First, let's figure out all the different ways the three prizes (first, second, and third) can be given out to 100 people.
* For the first prize, there are 100 different people who could win.
* Once the first prize is given, there are only 99 people left for the second prize.
* And then, there are 98 people left for the third prize.
So, the total number of ways to pick three different winners is 100 * 99 * 98. Let's multiply that out: 100 * 99 = 9900. Then 9900 * 98 = 970,200. That's a lot of ways!

Next, we need to figure out how many ways Kumar, Janice, and Pedro can *each* win one of the three prizes.
Let's imagine them lining up for the prizes.
* For the first prize, any of the three (Kumar, Janice, or Pedro) could win it. That's 3 choices.
* Once one of them wins the first prize, there are only 2 people left from our special group for the second prize. That's 2 choices.
* And finally, there's only 1 person left from our group for the third prize. That's 1 choice.
So, the number of ways for Kumar, Janice, and Pedro to win the three prizes is 3 * 2 * 1 = 6.

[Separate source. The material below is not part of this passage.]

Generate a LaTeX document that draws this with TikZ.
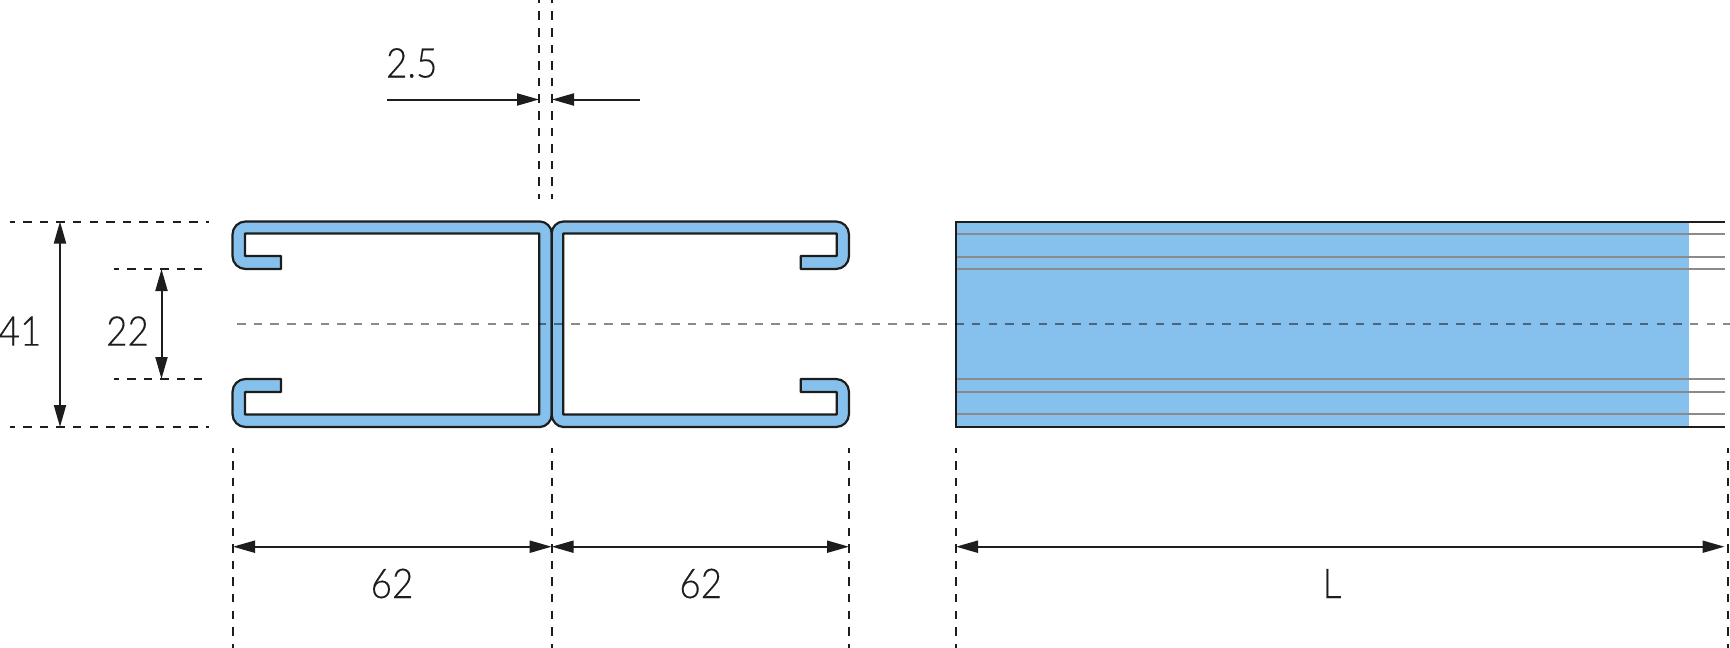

Now, to find the probability, we just put the number of ways our specific event can happen over the total number of ways things can happen.
Probability = (Ways Kumar, Janice, and Pedro win) / (Total ways to give out prizes)
Probability = 6 / (100 * 99 * 98)
Probability = 6 / 970,200

Let's simplify this fraction!
We can divide both the top and bottom by numbers that go into them.
Let's divide 6 by 3, which gives us 2.
And we can divide 99 (from the bottom) by 3, which gives us 33.
So now we have 2 / (100 * 33 * 98).

Now let's divide 2 (from the top) by 2, which gives us 1.
And we can divide 100 (from the bottom) by 2, which gives us 50.
So now we have 1 / (50 * 33 * 98).

Finally, let's multiply the numbers on the bottom:
50 * 33 = 1650
1650 * 98 = 161,700

So, the probability is 1/161,700. It's a very small chance!